Como já afirmamos, eventos como o do Litoral Norte paulista repetem-se todos os verões no Brasil e as respostas governamentais giram ao redor de entregas emergenciais de donativos e promessas de mudanças para o futuro. O Ministério Público, desde 2021, vinha alertando para o risco iminente de uma tragédia que “poderia ser evitada”. Aliás, em 1967, em Caraguatatuba, na mesma região agora afetada, ocorreu um desastre de grandes proporções após fortes chuvas e deslizamentos. A repetição talvez deva fazer-nos repensar o uso da palavra tragédia, como se se tratasse de evento simplesmente inédito e inesperado. Apenas no último ano, intensas chuvas, inundações e deslizamentos, com perdas de centenas de vidas, ocorreram em todo o Brasil: na região serrana do Rio de Janeiro, particularmente em Petrópolis, na região metropolitana de São Paulo, em Salvador, em Pernambuco, em Minas Gerais…
É preciso enfrentar o negacionismo climático e lutar por um programa de reforma urbana radical em nossas cidades e comunidades para que não se repitam mais as cenas de desigualdade vistas na Barra do Sahy e em outras praias onde se concentram imóveis de alto padrão da região: milionários saindo de helicóptero de fortificações luxuosas onde passam suas temporadas de veraneio, e destruição total dos bairros onde vivem os trabalhadores do turismo local, com seus baixos salários e moradias precárias.
É preciso agir
É necessário exigir ação imediata de todas as esferas de governo. Desde o primeiro dia, nossa deputada estadual Mônica Seixas esteve na região levando solidariedade concreta. Sindicatos e a sociedade civil também estão mobilizados, recolhendo doações e cobrando providências. No curto prazo, é preciso ampliar a solidariedade e reivindicar o pagamento emergencial de benefícios para os atingidos, além do controle de preços nos mercados da região e abastecimento emergencial.
Mas isso não será suficiente: para realmente evitar novas perdas de vidas, é preciso uma mudança completa na urbanização de nossas cidades, começando pelas áreas de risco, por meio da construção de moradias decentes, em locais seguros, com saneamento e acesso a serviços públicos. Em São Sebastião, será preciso acompanhamento e luta para cobrar dos governos as promessas realizadas de construção de moradias do Minha Casa, Minha Vida para as famílias desabrigadas.

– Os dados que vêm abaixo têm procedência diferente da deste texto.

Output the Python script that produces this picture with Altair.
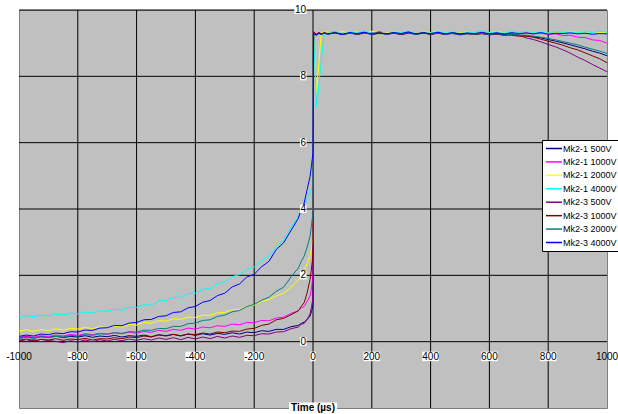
import altair as alt
import pandas as pd

# ---------------- data ----------------
T_NEG = [-1000, -975, -950, -925, -900, -875, -850, -825, -800, -775,
         -750, -725, -700, -675, -650, -625, -600, -575, -550, -525,
         -500, -475, -450, -425, -400, -375, -350, -325, -300, -275,
         -250, -225, -200, -175, -150, -125, -100, -75, -50,
         -40, -30, -20, -10, -5, 0]
T_POS = [2, 12, 20, 28, 38,
         50, 75, 100, 125, 150, 175, 200, 225, 250, 275,
         300, 325, 350, 375, 400, 425, 450, 475, 500, 525,
         550, 575, 600, 625, 650, 675, 700, 725, 750, 775,
         800, 825, 850, 875, 900, 925, 950, 975, 1000]

SERIES = ["Mk2-1 500V", "Mk2-1 1000V", "Mk2-1 2000V", "Mk2-1 4000V",
          "Mk2-3 500V", "Mk2-3 1000V", "Mk2-3 2000V", "Mk2-3 4000V"]
COLORS = ["#000080", "#FF00FF", "#FFFF00", "#00FFFF",
          "#800080", "#800000", "#008080", "#0000FF"]

# Mk2-1 500V (navy)
NAVY_NEG = [0.12, 0.16, 0.11, 0.15, 0.13, 0.17, 0.12, 0.16, 0.14, 0.18,
            0.13, 0.17, 0.15, 0.19, 0.14, 0.18, 0.16, 0.20, 0.15, 0.21,
            0.18, 0.22, 0.17, 0.23, 0.19, 0.24, 0.20, 0.25, 0.22, 0.27,
            0.23, 0.29, 0.27, 0.33, 0.31, 0.37, 0.37, 0.45, 0.49,
            0.55, 0.59, 0.67, 0.77, 0.91, 1.10]
NAVY_POS = [9.30, 9.27, 9.31, 9.28, 9.32,
            9.29, 9.33, 9.27, 9.31, 9.28, 9.32, 9.29, 9.33, 9.27, 9.30,
            9.28, 9.32, 9.29, 9.31, 9.27, 9.32, 9.28, 9.30, 9.27, 9.31,
            9.28, 9.29, 9.26, 9.28, 9.25, 9.27, 9.24, 9.23, 9.19, 9.16,
            9.11, 9.06, 9.01, 8.95, 8.89, 8.83, 8.76, 8.70, 8.62]

# Mk2-1 1000V (magenta)
MAG_NEG = [0.12, 0.17, 0.13, 0.18, 0.15, 0.20, 0.17, 0.22, 0.19, 0.24,
           0.21, 0.25, 0.22, 0.27, 0.24, 0.29, 0.25, 0.31, 0.28, 0.34,
           0.31, 0.37, 0.34, 0.41, 0.38, 0.44, 0.42, 0.48, 0.46, 0.53,
           0.51, 0.58, 0.57, 0.64, 0.63, 0.71, 0.74, 0.85, 0.93,
           1.02, 1.06, 1.22, 1.38, 1.62, 2.00]
MAG_POS = [9.31, 9.28, 9.32, 9.29, 9.33,
           9.30, 9.34, 9.28, 9.32, 9.29, 9.33, 9.30, 9.35, 9.29, 9.32,
           9.30, 9.34, 9.28, 9.32, 9.30, 9.33, 9.29, 9.32, 9.30, 9.34,
           9.29, 9.32, 9.30, 9.33, 9.29, 9.31, 9.28, 9.31, 9.28, 9.30,
           9.27, 9.28, 9.23, 9.24, 9.18, 9.17, 9.10, 9.08, 9.00]

# Mk2-1 2000V (yellow)
YEL_NEG = [0.32, 0.36, 0.31, 0.37, 0.34, 0.39, 0.35, 0.40, 0.38, 0.43,
           0.39, 0.45, 0.42, 0.47, 0.44, 0.52, 0.50, 0.58, 0.56, 0.63,
           0.62, 0.69, 0.67, 0.74, 0.73, 0.80, 0.79, 0.87, 0.88, 0.96,
           0.97, 1.07, 1.10, 1.21, 1.27, 1.38, 1.46, 1.63, 1.86,
           2.02, 2.13, 2.36, 2.58, 2.82, 3.15]
YEL_POS = [9.33, 7.50, 8.40, 9.30, 9.34,
           9.33, 9.30, 9.35, 9.31, 9.34, 9.29, 9.36, 9.32, 9.30, 9.35,
           9.31, 9.33, 9.29, 9.34, 9.32, 9.37, 9.30, 9.33, 9.31, 9.35,
           9.30, 9.34, 9.32, 9.36, 9.31, 9.33, 9.29, 9.35, 9.32, 9.34,
           9.30, 9.33, 9.31, 9.36, 9.32, 9.34, 9.30, 9.33, 9.32]

# Mk2-1 4000V (cyan)
CYA_NEG = [0.74, 0.79, 0.75, 0.80, 0.78, 0.83, 0.80, 0.86, 0.84, 0.89,
           0.87, 0.93, 0.92, 0.98, 0.95, 1.04, 1.03, 1.12, 1.09, 1.22,
           1.24, 1.33, 1.34, 1.45, 1.46, 1.58, 1.60, 1.75, 1.80, 1.96,
           2.02, 2.18, 2.25, 2.45, 2.58, 2.85, 3.05, 3.45, 3.78,
           3.97, 4.08, 4.32, 4.48, 4.62, 4.70]
CYA_POS = [9.32, 7.08, 7.75, 8.45, 9.28,
           9.30, 9.34, 9.29, 9.33, 9.31, 9.36, 9.30, 9.33, 9.28, 9.34,
           9.31, 9.35, 9.29, 9.33, 9.30, 9.36, 9.31, 9.34, 9.29, 9.33,
           9.32, 9.37, 9.31, 9.34, 9.30, 9.35, 9.32, 9.36, 9.31, 9.34,
           9.30, 9.35, 9.32, 9.34, 9.31, 9.35, 9.32, 9.36, 9.33]

# Mk2-3 500V (purple)
PUR_NEG = [0.05, 0.01, 0.06, 0.00, 0.04, 0.01, -0.03, 0.03, -0.01, 0.05,
           0.00, 0.06, 0.02, 0.07, 0.03, 0.08, 0.04, 0.09, 0.05, 0.11,
           0.07, 0.12, 0.06, 0.13, 0.08, 0.14, 0.09, 0.16, 0.11, 0.17,
           0.13, 0.19, 0.18, 0.24, 0.23, 0.29, 0.30, 0.39, 0.44,
           0.52, 0.55, 0.66, 0.84, 1.06, 1.30]
PUR_POS = [9.28, 9.24, 9.30, 9.26, 9.31,
           9.27, 9.31, 9.26, 9.30, 9.27, 9.32, 9.26, 9.30, 9.28, 9.31,
           9.26, 9.30, 9.27, 9.31, 9.26, 9.30, 9.27, 9.29, 9.25, 9.28,
           9.26, 9.29, 9.28, 9.30, 9.27, 9.28, 9.24, 9.16, 9.11, 9.04,
           8.96, 8.89, 8.80, 8.70, 8.58, 8.48, 8.36, 8.25, 8.14]

# Mk2-3 1000V (maroon)
MAR_NEG = [0.04, 0.08, 0.03, 0.07, 0.05, 0.09, 0.04, 0.08, 0.06, 0.10,
           0.05, 0.09, 0.08, 0.12, 0.09, 0.14, 0.12, 0.17, 0.14, 0.20,
           0.17, 0.22, 0.18, 0.23, 0.21, 0.26, 0.23, 0.29, 0.27, 0.32,
           0.31, 0.38, 0.40, 0.49, 0.53, 0.66, 0.70, 0.81, 0.93,
           1.06, 1.18, 1.47, 1.88, 2.22, 2.60]
MAR_POS = [9.35, 9.26, 9.32, 9.28, 9.31,
           9.28, 9.32, 9.27, 9.31, 9.26, 9.30, 9.28, 9.33, 9.27, 9.30,
           9.26, 9.31, 9.28, 9.32, 9.27, 9.30, 9.26, 9.31, 9.28, 9.30,
           9.27, 9.29, 9.25, 9.27, 9.24, 9.24, 9.21, 9.21, 9.18, 9.12,
           9.06, 9.00, 8.94, 8.86, 8.80, 8.71, 8.62, 8.53, 8.41]

# Mk2-3 2000V (teal)
TEA_NEG = [0.09, 0.13, 0.10, 0.15, 0.12, 0.16, 0.14, 0.19, 0.17, 0.21,
           0.19, 0.24, 0.23, 0.27, 0.25, 0.30, 0.29, 0.35, 0.34, 0.40,
           0.39, 0.46, 0.46, 0.54, 0.56, 0.64, 0.66, 0.76, 0.80, 0.90,
           0.94, 1.06, 1.12, 1.25, 1.34, 1.52, 1.64, 1.95, 2.22,
           2.42, 2.58, 2.85, 3.18, 3.52, 3.90]
TEA_POS = [9.27, 9.24, 9.29, 9.26, 9.30,
           9.27, 9.31, 9.26, 9.30, 9.28, 9.32, 9.26, 9.30, 9.27, 9.31,
           9.28, 9.32, 9.26, 9.30, 9.28, 9.31, 9.27, 9.30, 9.26, 9.29,
           9.27, 9.30, 9.26, 9.29, 9.25, 9.27, 9.24, 9.24, 9.21, 9.18,
           9.14, 9.10, 9.05, 9.00, 8.95, 8.88, 8.82, 8.76, 8.69]

# Mk2-3 4000V (blue)
BLU_NEG = [0.16, 0.20, 0.17, 0.23, 0.21, 0.26, 0.24, 0.30, 0.29, 0.35,
           0.34, 0.41, 0.42, 0.49, 0.48, 0.56, 0.58, 0.66, 0.67, 0.76,
           0.78, 0.88, 0.90, 1.02, 1.06, 1.19, 1.24, 1.39, 1.46, 1.65,
           1.74, 1.95, 2.03, 2.26, 2.42, 2.78, 2.98, 3.35, 3.72,
           3.98, 4.18, 4.58, 4.98, 5.32, 5.70]
BLU_POS = [9.28, 9.25, 9.30, 9.27, 9.31,
           9.28, 9.31, 9.26, 9.32, 9.29, 9.33, 9.27, 9.30, 9.28, 9.32,
           9.29, 9.34, 9.27, 9.31, 9.29, 9.33, 9.28, 9.32, 9.27, 9.30,
           9.29, 9.33, 9.28, 9.31, 9.27, 9.32, 9.29, 9.31, 9.28, 9.32,
           9.27, 9.30, 9.29, 9.31, 9.28, 9.30, 9.27, 9.29, 9.28]

NEG = [NAVY_NEG, MAG_NEG, YEL_NEG, CYA_NEG, PUR_NEG, MAR_NEG, TEA_NEG, BLU_NEG]
POS = [NAVY_POS, MAG_POS, YEL_POS, CYA_POS, PUR_POS, MAR_POS, TEA_POS, BLU_POS]

X_TICKS = [-1000, -800, -600, -400, -200, 0, 200, 400, 600, 800, 1000]
Y_TICKS = [0, 2, 4, 6, 8, 10]
X_GRID = [-800, -600, -400, -200, 0, 200, 400, 600, 800]
Y_GRID = [0, 2, 4, 6, 8, 10]
X_DOMAIN = [-1000, 1000]
Y_DOMAIN = [-2, 10]
X_TITLE = "Time (µs)"
Y_TITLE = "Voltage (V)"

# ---------------- build tables ----------------
times = T_NEG + T_POS
rows = []
for name, neg, pos in zip(SERIES, NEG, POS):
    vals = neg + pos
    assert len(vals) == len(times), (name, len(neg), len(pos))
    for t, v in zip(times, vals):
        rows.append({"t": t, "v": v, "series": name})
df = pd.DataFrame(rows)

FONT = "Liberation Sans"
xs = alt.Scale(domain=X_DOMAIN, nice=False, zero=False)
ys = alt.Scale(domain=Y_DOMAIN, nice=False, zero=False)


def text_w(s):
    return sum(5.56 if c.isdigit() else 3.33 for c in s)


def XE(field="t"):
    return alt.X(f"{field}:Q", scale=xs, axis=None)


def YE(field="v"):
    return alt.Y(f"{field}:Q", scale=ys, axis=None)


# grid lines
vgrid = alt.Chart(pd.DataFrame({"g": X_GRID})).mark_rule(
    color="black", strokeWidth=1).encode(x=XE("g"))
hgrid = alt.Chart(pd.DataFrame({"g": Y_GRID})).mark_rule(
    color="black", strokeWidth=1).encode(y=YE("g"))

lines = alt.Chart(df).mark_line(strokeWidth=1).encode(
    x=XE("t"),
    y=alt.Y("v:Q", scale=ys, axis=alt.Axis(
        grid=False, labels=False, ticks=False, domain=False,
        title=Y_TITLE, titleFont=FONT, titleFontSize=10, titleFontWeight="bold",
        titleColor="black", titleX=-6, titleBaseline="middle")),
    color=alt.Color("series:N", scale=alt.Scale(domain=SERIES, range=COLORS),
                    sort=SERIES,
                    legend=alt.Legend(
                        orient="none", legendX=523, legendY=130, direction="vertical",
                        title=None, fillColor="white", strokeColor="black",
                        padding=2.5, rowPadding=2.43, symbolType="M-1.6,0L1.6,0",
                        symbolSize=100, symbolStrokeWidth=1.5, symbolOffset=3.5,
                        labelOffset=3, labelFont=FONT, labelFontSize=9,
                        labelColor="black", labelLimit=300)),
)


def box_layers(data, left, right, top, bottom):
    """white background boxes behind labels, one layer per box width"""
    out = []
    for lab, grp in data.groupby("label", sort=False):
        l, r = left(lab), right(lab)
        out.append(alt.Chart(grp).mark_rect(
            color="white", xOffset=l, x2Offset=r, yOffset=top, y2Offset=bottom
        ).encode(x=XE("t"), x2="t", y=YE("v"), y2="v"))
    return out


ylab = pd.DataFrame({"t": [0] * len(Y_TICKS), "v": Y_TICKS,
                     "label": [str(v) for v in Y_TICKS]})
xlab = pd.DataFrame({"t": X_TICKS, "v": [0] * len(X_TICKS),
                     "label": [str(t) for t in X_TICKS]})
xlab_inner = xlab[(xlab["t"] > X_DOMAIN[0]) & (xlab["t"] < X_DOMAIN[1])]
ttl = pd.DataFrame({"t": [0], "v": [Y_DOMAIN[0]], "label": [X_TITLE]})

ybox = box_layers(ylab, lambda s: -(7 + text_w(s) + 0.5), lambda s: -6.5, -4.5, 4.0)
xbox = box_layers(xlab_inner, lambda s: -text_w(s) / 2, lambda s: text_w(s) / 2, 10.0, 19.5)
tbox = box_layers(ttl, lambda s: -24, lambda s: 24, -5.5, 7.0)

ytxt = alt.Chart(ylab).mark_text(align="right", baseline="middle", dx=-7, fontSize=10,
                                 font=FONT, color="black").encode(
    x=XE(), y=YE(), text="label:N")
xtxt = alt.Chart(xlab).mark_text(align="center", baseline="middle", dy=15, fontSize=10,
                                 font=FONT, color="black").encode(
    x=XE(), y=YE(), text="label:N")
ttxt = alt.Chart(ttl).mark_text(align="center", baseline="middle", fontSize=10,
                                font=FONT, fontWeight="bold", color="black").encode(
    x=XE(), y=YE(), text="label:N")

chart = alt.layer(vgrid, hgrid, lines, *ybox, ytxt, *xbox, xtxt, *tbox, ttxt).properties(
    width=588, height=398,
    padding={"left": 19, "top": 10, "right": 11, "bottom": 6},
    autosize=alt.AutoSizeParams(type="none"),
    background="white",
).configure_view(
    fill="#C0C0C0", stroke="#808080", strokeWidth=1,
)

chart.save("out.html", embed_options={"renderer": "svg", "actions": False})
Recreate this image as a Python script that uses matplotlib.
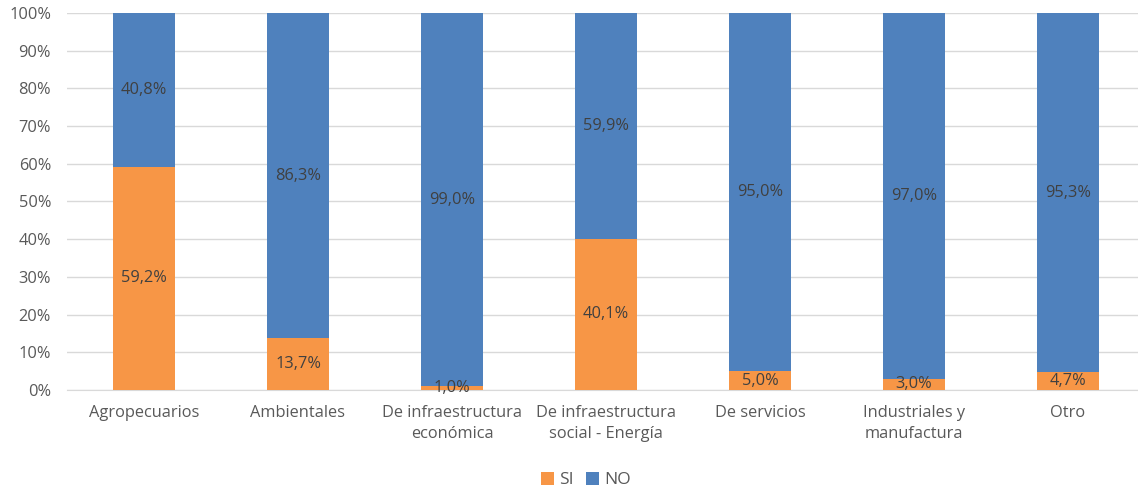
import matplotlib
matplotlib.use("Agg")
import matplotlib.pyplot as plt
import numpy as np

categories = ["Agropecuarios", "Ambientales", "De infraestructura\neconómica",
              "De infraestructura\nsocial - Energía", "De servicios",
              "Industriales y\nmanufactura", "Otro"]
si_values = [59.2, 13.7, 1.0, 40.1, 5.0, 3.0, 4.7]
no_values = [40.8, 86.3, 99.0, 59.9, 95.0, 97.0, 95.3]
series_names = ["SI", "NO"]
yticks = [0, 10, 20, 30, 40, 50, 60, 70, 80, 90, 100]

plt.rcParams['font.family'] = ['Open Sans', 'DejaVu Sans']

fig = plt.figure(figsize=(11.38, 4.92), dpi=100)
ax = fig.add_axes([67 / 1138, 0.207, 1078 / 1138, 0.767])

x = np.arange(len(categories))
orange = "#F79646"
blue = "#4F81BD"
w = 0.4
b1 = ax.bar(x, si_values, width=w, color=orange, label=series_names[0], zorder=3)
b2 = ax.bar(x, no_values, width=w, bottom=si_values, color=blue, label=series_names[1], zorder=3)

for i in range(len(categories)):
    ax.text(x[i], si_values[i] / 2, f"{si_values[i]:.1f}".replace(".", ",") + "%",
            ha="center", va="center", fontsize=11.8, color="#404040", zorder=4)
    ax.text(x[i], si_values[i] + no_values[i] / 2, f"{no_values[i]:.1f}".replace(".", ",") + "%",
            ha="center", va="center", fontsize=11.8, color="#404040", zorder=4)

ax.set_xlim(-0.5, len(categories) - 0.5)
ax.set_ylim(0, 100)
ax.set_yticks(yticks)
ax.set_yticklabels([f"{t}%" for t in yticks])
ax.set_xticks(x)
ax.set_xticklabels(categories, linespacing=1.4)
ax.tick_params(axis="both", length=0, labelsize=11.8, labelcolor="#595959")
ax.tick_params(axis="y", pad=11.5)
ax.tick_params(axis="x", pad=11)
ax.grid(axis="y", color="#D9D9D9", linewidth=1, zorder=0)
for s in ["top", "right", "left"]:
    ax.spines[s].set_visible(False)
ax.spines["bottom"].set_color("#D9D9D9")

fig.legend(handles=[b1, b2], labels=series_names, loc="center", bbox_to_anchor=(0.515, 0.024),
           ncol=2, frameon=False, fontsize=12.5, handlelength=0.75, handleheight=0.75,
           columnspacing=0.7, handletextpad=0.3, labelcolor="#595959")

fig.savefig("out.png", dpi=100)
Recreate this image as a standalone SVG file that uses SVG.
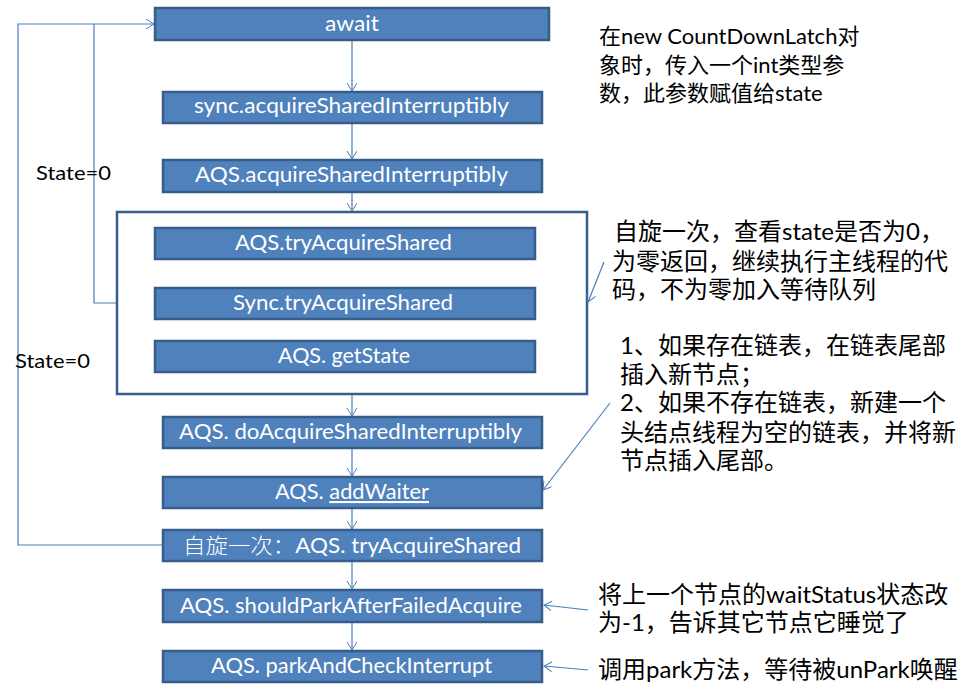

Ao mesmo tempo, é necessário tomar a luta pelo saneamento básico público com um direito e não um negócio para remunerar o rentismo. Trata-se de um dos grandes gargalos do país e o privatista Tarcísio já anuncia seus planos para vender a SABESP em São Paulo. Eventos trágicos como os dos últimos dias revelam que esse modelo de urbanização é insustentável. A esquerda e os movimentos sociais devem enfrentar essa questão, revelando suas relações com a crise climática e a responsabilidade de patrões e governos.